Los “nuevos proletarios” de nuestros países, tanto los que se quedan como los que se van, no la poseen. Para ellos la condición de obreros es detestable y, si son optimistas, pasajera. Aspiran a soluciones individuales y dentro del orden establecido: la combi, el puesto en el tianguis o el tallercito propio. Su disposición de combate, en tanto obreros, es muy reducida y, sobre todo, prácticamente limitada a las reivindicaciones salariales.

Fueron cuatro los elementos que los propietarios utilizaron en la mediatización de esa clase obrera del norte:

1) El desclasamiento mediante la tecnificación del proceso industrial, gracias a los “progresos” tecnológicos y automatizadores —el paso paulatino y, sin embargo, masivo de la condición de blue collars a la de white collars, en lenguaje de Wrigth Mills—.

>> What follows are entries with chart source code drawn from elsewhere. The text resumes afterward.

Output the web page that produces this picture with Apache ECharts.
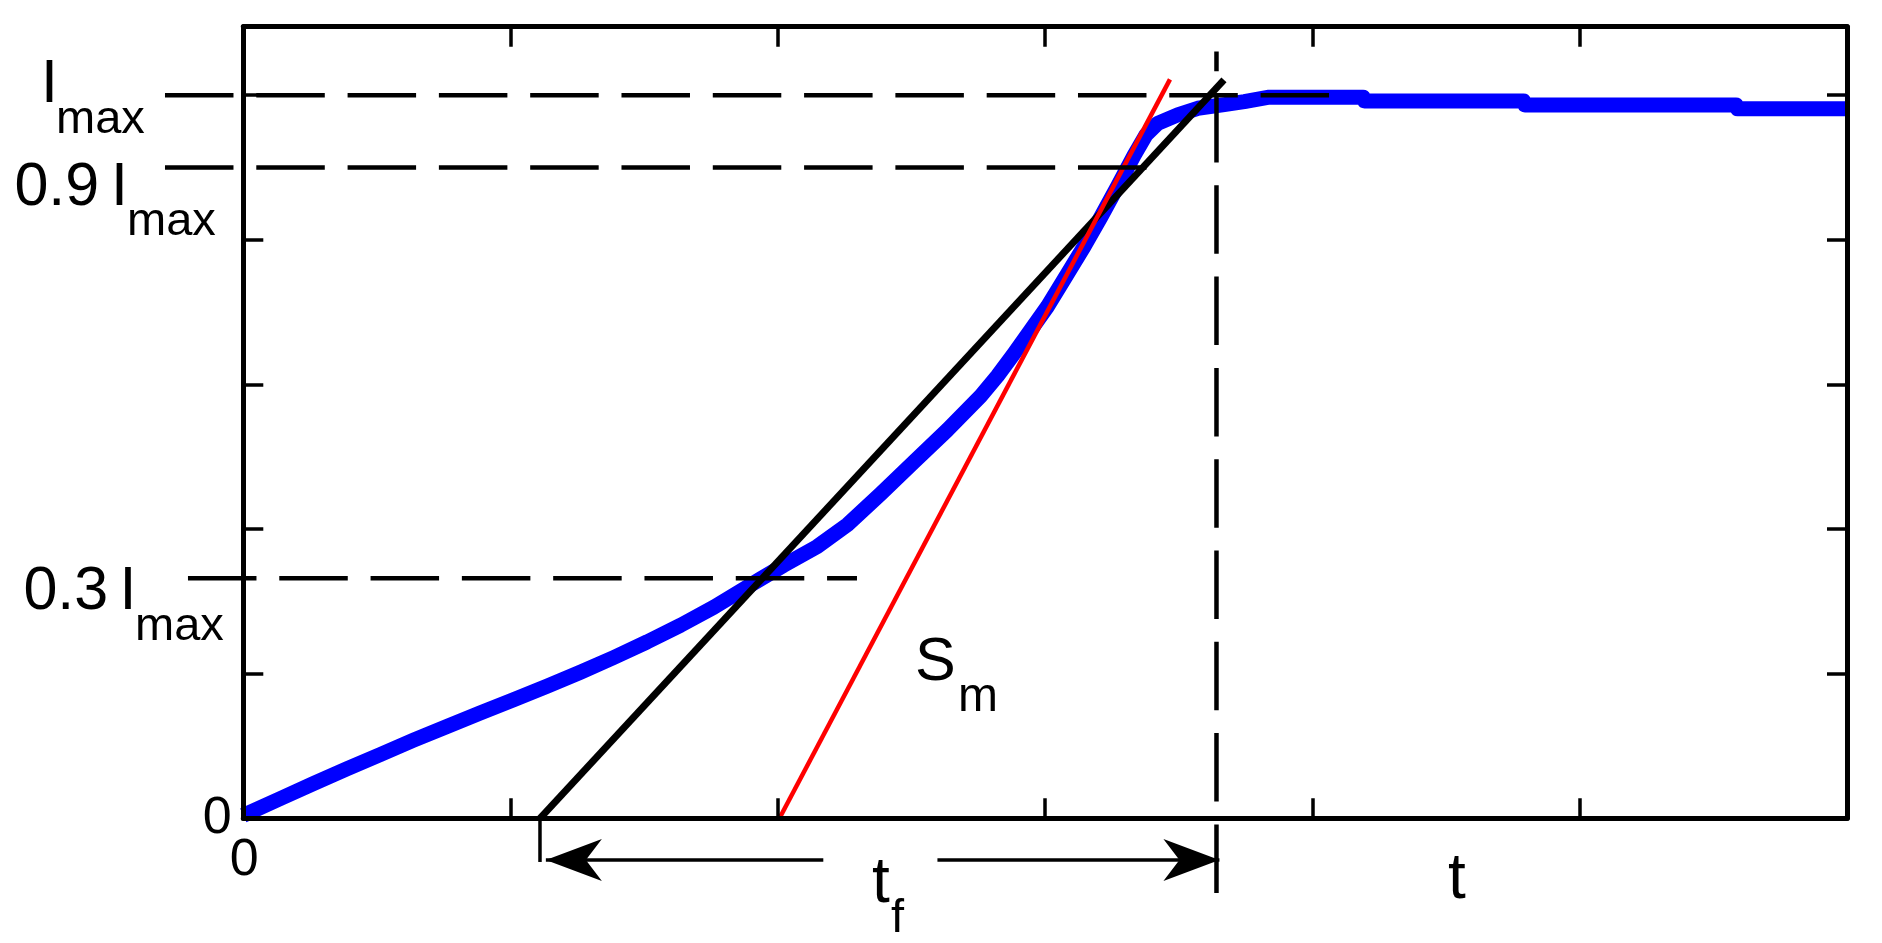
<!DOCTYPE html>
<html><head><meta charset="utf-8">
<script src="https://cdn.jsdelivr.net/npm/echarts@6/dist/echarts.min.js"></script>
<style>html,body{margin:0;padding:0;background:#fff}#c{width:1882px;height:943px}</style>
</head><body><div id="c"></div>
<script>
// ---- data ----
const blueX = [0, 0.137, 0.262, 0.387, 0.512, 0.637, 0.762, 0.886, 1.011, 1.136, 1.261, 1.386, 1.511, 1.636, 1.761, 1.886, 1.935, 2.022, 2.148, 2.26, 2.385, 2.509, 2.634, 2.759, 2.822, 2.884, 2.946, 3.009, 3.052, 3.146, 3.209, 3.271, 3.333, 3.377, 3.421, 3.496, 3.571, 3.67, 3.745, 3.833, 4.19, 4.195, 4.79, 4.795, 5.585, 5.59, 6.0];
const blueY = [0.02, 0.135, 0.24, 0.342, 0.44, 0.54, 0.635, 0.728, 0.82, 0.913, 1.01, 1.112, 1.22, 1.335, 1.46, 1.6, 1.655, 1.75, 1.88, 2.03, 2.245, 2.465, 2.685, 2.92, 3.06, 3.215, 3.375, 3.54, 3.67, 3.955, 4.16, 4.37, 4.585, 4.725, 4.805, 4.864, 4.91, 4.935, 4.956, 4.986, 4.986, 4.961, 4.961, 4.933, 4.933, 4.907, 4.907];
const tangentX = [1.110, 3.669];
const tangentY = [0, 5.106];
const slopeX = [2.006, 3.467];
const slopeY = [0, 5.11];
const levelNames = ['Imax', '0.9 Imax', '0.3 Imax'];
const levelValues = [5.0, 4.5, 1.66];
const levelStartX = [-0.293, -0.293, -0.207];
const levelEndX = [4.062, 3.381, 2.296];
const tEndX = 3.641;
const tEndRangeY = [-0.516, 5.302];
const tfStartX = 1.110;
const tfStartTickY = [0, -0.302];
const arrowY = -0.288;
const tfArrowTipX = [1.132, 3.652];
const tfGap = [2.170, 2.597];
const xRange = [0, 6];
const yRange = [0, 5.474];
const zeroLabel = '0';

const zip = (xs, ys) => xs.map((x, i) => [x, ys[i]]);
const dash = [68.5, 22.8];
const FONT = '"Liberation Sans", Arial, sans-serif';

function axisCommon(extra) {
  return Object.assign({
    type: 'value', interval: 1, z: 10,
    axisLine: { show: true, onZero: false, lineStyle: { color: '#000', width: 5 } },
    axisTick: { show: true, inside: true, length: 20, lineStyle: { color: '#000', width: 3.5 } },
    axisLabel: { show: false }, splitLine: { show: false }
  }, extra);
}

const chart = echarts.init(document.getElementById('c'), null, { renderer: 'canvas' });
chart.setOption({
  animation: false,
  backgroundColor: '#fff',
  grid: { left: 243.3, top: 26.7, width: 1603.7, height: 791.6, containLabel: false },
  xAxis: [axisCommon({ min: xRange[0], max: xRange[1], position: 'bottom' }),
          axisCommon({ min: xRange[0], max: xRange[1], position: 'top' })],
  yAxis: [axisCommon({ min: yRange[0], max: yRange[1], position: 'left' }),
          axisCommon({ min: yRange[0], max: yRange[1], position: 'right' })],
  series: [
    { type: 'line', data: zip(blueX, blueY), showSymbol: false, symbol: 'none',
      lineStyle: { color: '#0000ff', width: 15, cap: 'butt', join: 'round' }, z: 2 },
    { type: 'line', data: zip(tangentX, tangentY), symbol: 'none', clip: false,
      lineStyle: { color: '#000', width: 7 }, z: 3 },
    { type: 'line', data: zip(slopeX, slopeY), symbol: 'none', clip: false,
      lineStyle: { color: '#ff0000', width: 4.5 }, z: 4 }
  ]
});

// annotation marks placed through the chart's own axes
const P = (x, y) => chart.convertToPixel({ xAxisIndex: 0, yAxisIndex: 0 }, [x, y]);
function seg(a, b, w, dashed) {
  return { type: 'line', z: 50, silent: true,
    shape: { x1: a[0], y1: a[1], x2: b[0], y2: b[1] },
    style: { stroke: '#000', lineWidth: w, lineDash: dashed ? dash : null, lineCap: 'butt' } };
}
function arrowHead(tip, dir) { // dir: -1 points left, +1 points right
  const L = 56, W = 21, N = 40;
  return { type: 'polygon', z: 51, silent: true,
    shape: { points: [[tip[0], tip[1]], [tip[0] - dir * L, tip[1] - W], [tip[0] - dir * N, tip[1]], [tip[0] - dir * L, tip[1] + W]] },
    style: { fill: '#000' } };
}
function txt(text, size, x, base) {
  return { type: 'text', x: x, y: base - 0.31 * size, z: 100, silent: true,
    style: { text: text, font: size + 'px ' + FONT, fill: '#000', verticalAlign: 'middle', align: 'left' } };
}
const g = [];
levelValues.forEach((v, i) => g.push(seg(P(levelStartX[i], v), P(levelEndX[i], v), 4.5, true)));
g.push(seg(P(tEndX, tEndRangeY[0]), P(tEndX, tEndRangeY[1]), 4.5, true));
g.push(seg(P(tfStartX, tfStartTickY[0]), P(tfStartX, tfStartTickY[1]), 3.5, false));
g.push(seg(P(tfArrowTipX[0], arrowY), P(tfGap[0], arrowY), 3.5, false));
g.push(seg(P(tfGap[1], arrowY), P(tfArrowTipX[1], arrowY), 3.5, false));
g.push(arrowHead(P(tfArrowTipX[0], arrowY), -1));
g.push(arrowHead(P(tfArrowTipX[1], arrowY), 1));
g.push(
  txt('I', 61, 41, 104), txt('max', 47, 56, 135),
  txt('0.9', 61, 14.4, 206.7), txt('I', 61, 111, 206.7), txt('max', 47, 127, 236.7),
  txt('0.3', 61, 23.4, 610.7), txt('I', 61, 119.5, 610.7), txt('max', 47, 135, 641.7),
  txt(zeroLabel, 52, 202.8, 835), txt(zeroLabel, 52, 229.8, 877),
  txt('S', 61, 915, 682), txt('m', 48, 958, 713),
  txt('t', 64, 872, 904), txt('f', 47, 891, 934),
  txt('t', 64, 1448, 900)
);
chart.setOption({ graphic: g });
</script></body></html>
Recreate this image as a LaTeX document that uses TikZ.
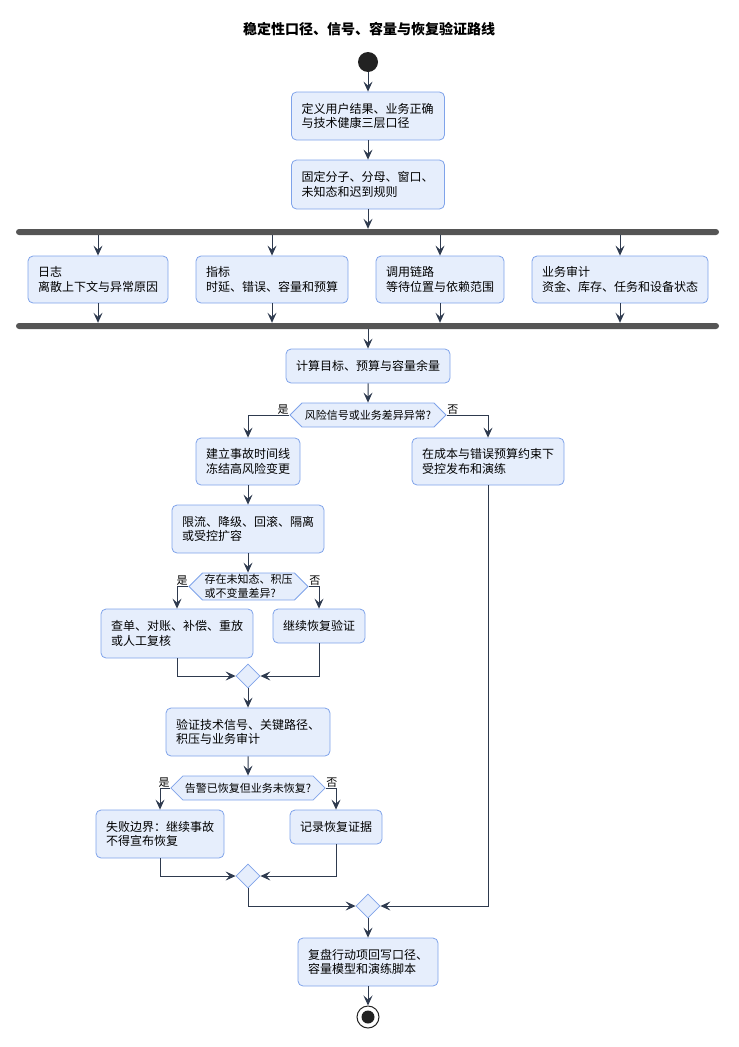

2) La manipulación ideológica, por medio de la influencia abrumadora de los mass media y, gracias de nuevo a esos resultados tecnológicos, la elevación real del nivel de vida del obrero y su inmersión en el circuito espiral de la sociedad de consumo —del pequeño consumo— y los valores que le son propios.

3) El ejemplo negativo y desmoralizante que representaban, casi desde todos los puntos de vista, las revoluciones triunfantes, que nunca fueron modelo ni aliciente, sino todo lo contrario y,

4) El surgimiento de ese nuevo proletariado del sur del que hablé antes y de la presión incontenible que representa sobre el precio de la mano de obra y sobre la sumisión a las condiciones draconianas de trabajo.

La vieja clase obrera que no se disolvió, se replegó.

Y sin embargo, nada ha sido resuelto. La explotación, y con ella la injusticia, y con ella la tensión, están ahí. Como siempre. La historia no se ha detenido. La última palabra —si hay una última palabra— está, no se hagan ilusiones, por decir.